- **Task objective**
Write out the entire listing below exactly, with the pictures left out.

- **Recorded data**
——————————

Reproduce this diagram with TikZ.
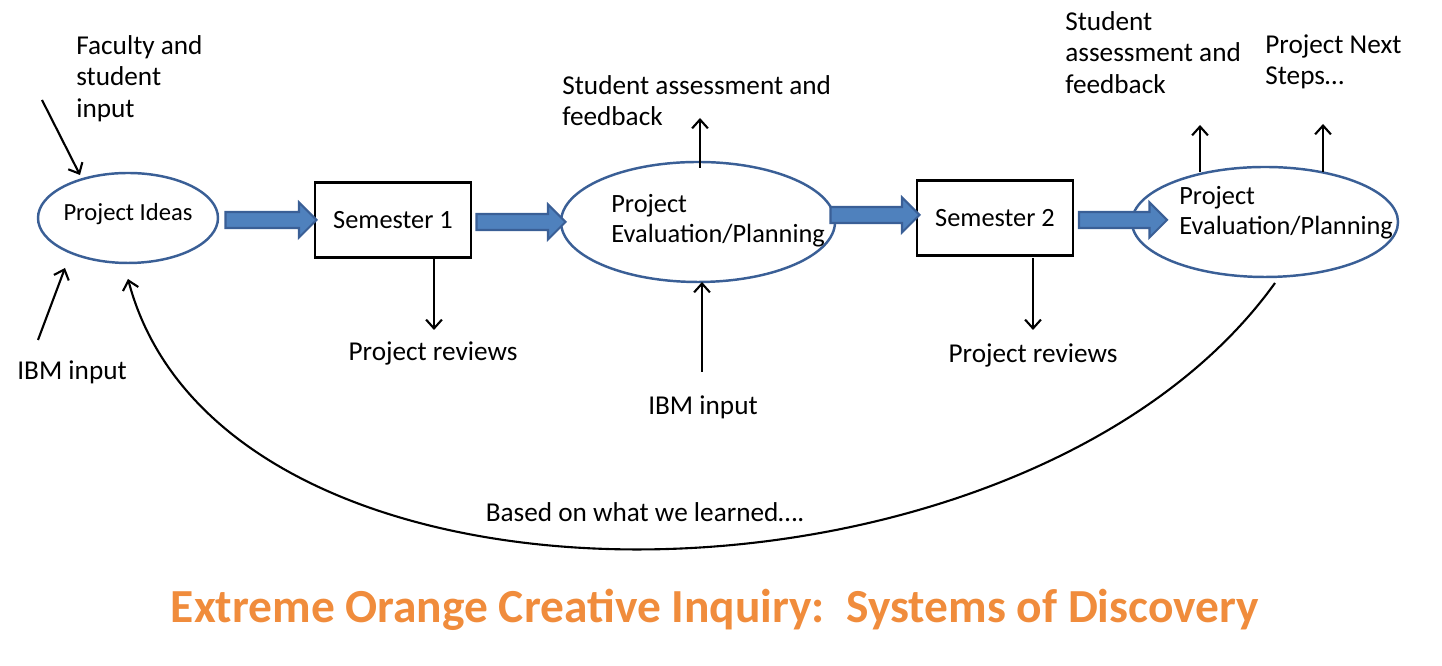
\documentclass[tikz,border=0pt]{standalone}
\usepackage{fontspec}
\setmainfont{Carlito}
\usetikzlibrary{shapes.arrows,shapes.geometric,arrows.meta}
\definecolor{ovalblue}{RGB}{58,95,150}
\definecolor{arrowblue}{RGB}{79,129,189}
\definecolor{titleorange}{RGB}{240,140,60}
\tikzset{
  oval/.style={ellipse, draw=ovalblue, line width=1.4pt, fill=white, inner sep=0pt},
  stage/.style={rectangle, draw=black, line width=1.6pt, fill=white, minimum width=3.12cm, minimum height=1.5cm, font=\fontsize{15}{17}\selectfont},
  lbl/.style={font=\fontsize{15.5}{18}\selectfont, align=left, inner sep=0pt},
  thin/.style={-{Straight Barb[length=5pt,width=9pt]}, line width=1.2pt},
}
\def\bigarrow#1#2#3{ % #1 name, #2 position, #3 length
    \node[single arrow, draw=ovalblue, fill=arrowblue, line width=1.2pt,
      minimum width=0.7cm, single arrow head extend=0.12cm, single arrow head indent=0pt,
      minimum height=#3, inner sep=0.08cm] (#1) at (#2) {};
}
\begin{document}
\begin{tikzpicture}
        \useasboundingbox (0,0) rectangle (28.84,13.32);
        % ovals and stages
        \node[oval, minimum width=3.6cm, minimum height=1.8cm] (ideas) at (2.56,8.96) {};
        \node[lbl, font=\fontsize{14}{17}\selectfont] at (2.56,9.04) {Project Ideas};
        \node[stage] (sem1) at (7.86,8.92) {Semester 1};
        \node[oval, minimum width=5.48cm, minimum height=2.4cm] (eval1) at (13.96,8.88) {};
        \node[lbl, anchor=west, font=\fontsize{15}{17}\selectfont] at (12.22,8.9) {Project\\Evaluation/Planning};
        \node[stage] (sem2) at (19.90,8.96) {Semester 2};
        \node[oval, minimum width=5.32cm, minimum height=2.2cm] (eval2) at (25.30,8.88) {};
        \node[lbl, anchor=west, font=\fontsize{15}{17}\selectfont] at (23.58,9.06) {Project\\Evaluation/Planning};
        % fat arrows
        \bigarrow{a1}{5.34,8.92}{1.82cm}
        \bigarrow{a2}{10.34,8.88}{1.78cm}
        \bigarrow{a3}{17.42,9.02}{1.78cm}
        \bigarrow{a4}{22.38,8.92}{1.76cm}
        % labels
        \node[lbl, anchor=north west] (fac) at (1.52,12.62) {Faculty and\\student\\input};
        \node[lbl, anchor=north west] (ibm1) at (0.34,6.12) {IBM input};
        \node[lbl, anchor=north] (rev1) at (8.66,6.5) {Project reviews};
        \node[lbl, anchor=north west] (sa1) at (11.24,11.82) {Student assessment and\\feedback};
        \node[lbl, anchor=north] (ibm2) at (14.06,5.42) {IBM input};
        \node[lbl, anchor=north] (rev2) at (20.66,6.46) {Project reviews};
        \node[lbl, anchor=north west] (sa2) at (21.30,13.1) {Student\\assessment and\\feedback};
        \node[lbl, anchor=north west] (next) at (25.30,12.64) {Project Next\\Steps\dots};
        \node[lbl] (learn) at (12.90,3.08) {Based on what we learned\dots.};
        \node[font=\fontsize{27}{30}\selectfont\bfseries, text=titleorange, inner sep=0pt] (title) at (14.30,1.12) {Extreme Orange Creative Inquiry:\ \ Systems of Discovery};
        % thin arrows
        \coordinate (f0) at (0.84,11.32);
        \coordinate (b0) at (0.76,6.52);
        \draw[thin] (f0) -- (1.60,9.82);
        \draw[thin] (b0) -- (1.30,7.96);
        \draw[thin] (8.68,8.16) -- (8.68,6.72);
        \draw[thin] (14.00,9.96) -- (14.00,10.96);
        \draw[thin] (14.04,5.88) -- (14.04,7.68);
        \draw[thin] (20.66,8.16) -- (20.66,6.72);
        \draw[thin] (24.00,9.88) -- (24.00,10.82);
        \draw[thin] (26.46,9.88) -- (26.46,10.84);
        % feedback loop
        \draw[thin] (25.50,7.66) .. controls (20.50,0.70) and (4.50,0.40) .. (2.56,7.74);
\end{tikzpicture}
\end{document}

——————————

- **Reply to the task**
Reproduce this diagram with TikZ.
\documentclass[tikz,border=0pt]{standalone}
\usepackage{fontspec}
\setmainfont{Carlito}
\usetikzlibrary{shapes.arrows,shapes.geometric,arrows.meta}
\definecolor{ovalblue}{RGB}{58,95,150}
\definecolor{arrowblue}{RGB}{79,129,189}
\definecolor{titleorange}{RGB}{240,140,60}
\tikzset{
  oval/.style={ellipse, draw=ovalblue, line width=1.4pt, fill=white, inner sep=0pt},
  stage/.style={rectangle, draw=black, line width=1.6pt, fill=white, minimum width=3.12cm, minimum height=1.5cm, font=\fontsize{15}{17}\selectfont},
  lbl/.style={font=\fontsize{15.5}{18}\selectfont, align=left, inner sep=0pt},
  thin/.style={-{Straight Barb[length=5pt,width=9pt]}, line width=1.2pt},
}
\def\bigarrow#1#2#3{ % #1 name, #2 position, #3 length
    \node[single arrow, draw=ovalblue, fill=arrowblue, line width=1.2pt,
      minimum width=0.7cm, single arrow head extend=0.12cm, single arrow head indent=0pt,
      minimum height=#3, inner sep=0.08cm] (#1) at (#2) {};
}
\begin{document}
\begin{tikzpicture}
        \useasboundingbox (0,0) rectangle (28.84,13.32);
        % ovals and stages
        \node[oval, minimum width=3.6cm, minimum height=1.8cm] (ideas) at (2.56,8.96) {};
        \node[lbl, font=\fontsize{14}{17}\selectfont] at (2.56,9.04) {Project Ideas};
        \node[stage] (sem1) at (7.86,8.92) {Semester 1};
        \node[oval, minimum width=5.48cm, minimum height=2.4cm] (eval1) at (13.96,8.88) {};
        \node[lbl, anchor=west, font=\fontsize{15}{17}\selectfont] at (12.22,8.9) {Project\\Evaluation/Planning};
        \node[stage] (sem2) at (19.90,8.96) {Semester 2};
        \node[oval, minimum width=5.32cm, minimum height=2.2cm] (eval2) at (25.30,8.88) {};
        \node[lbl, anchor=west, font=\fontsize{15}{17}\selectfont] at (23.58,9.06) {Project\\Evaluation/Planning};
        % fat arrows
        \bigarrow{a1}{5.34,8.92}{1.82cm}
        \bigarrow{a2}{10.34,8.88}{1.78cm}
        \bigarrow{a3}{17.42,9.02}{1.78cm}
        \bigarrow{a4}{22.38,8.92}{1.76cm}
        % labels
        \node[lbl, anchor=north west] (fac) at (1.52,12.62) {Faculty and\\student\\input};
        \node[lbl, anchor=north west] (ibm1) at (0.34,6.12) {IBM input};
        \node[lbl, anchor=north] (rev1) at (8.66,6.5) {Project reviews};
        \node[lbl, anchor=north west] (sa1) at (11.24,11.82) {Student assessment and\\feedback};
        \node[lbl, anchor=north] (ibm2) at (14.06,5.42) {IBM input};
        \node[lbl, anchor=north] (rev2) at (20.66,6.46) {Project reviews};
        \node[lbl, anchor=north west] (sa2) at (21.30,13.1) {Student\\assessment and\\feedback};
        \node[lbl, anchor=north west] (next) at (25.30,12.64) {Project Next\\Steps\dots};
        \node[lbl] (learn) at (12.90,3.08) {Based on what we learned\dots.};
        \node[font=\fontsize{27}{30}\selectfont\bfseries, text=titleorange, inner sep=0pt] (title) at (14.30,1.12) {Extreme Orange Creative Inquiry:\ \ Systems of Discovery};
        % thin arrows
        \coordinate (f0) at (0.84,11.32);
        \coordinate (b0) at (0.76,6.52);
        \draw[thin] (f0) -- (1.60,9.82);
        \draw[thin] (b0) -- (1.30,7.96);
        \draw[thin] (8.68,8.16) -- (8.68,6.72);
        \draw[thin] (14.00,9.96) -- (14.00,10.96);
        \draw[thin] (14.04,5.88) -- (14.04,7.68);
        \draw[thin] (20.66,8.16) -- (20.66,6.72);
        \draw[thin] (24.00,9.88) -- (24.00,10.82);
        \draw[thin] (26.46,9.88) -- (26.46,10.84);
        % feedback loop
        \draw[thin] (25.50,7.66) .. controls (20.50,0.70) and (4.50,0.40) .. (2.56,7.74);
\end{tikzpicture}
\end{document}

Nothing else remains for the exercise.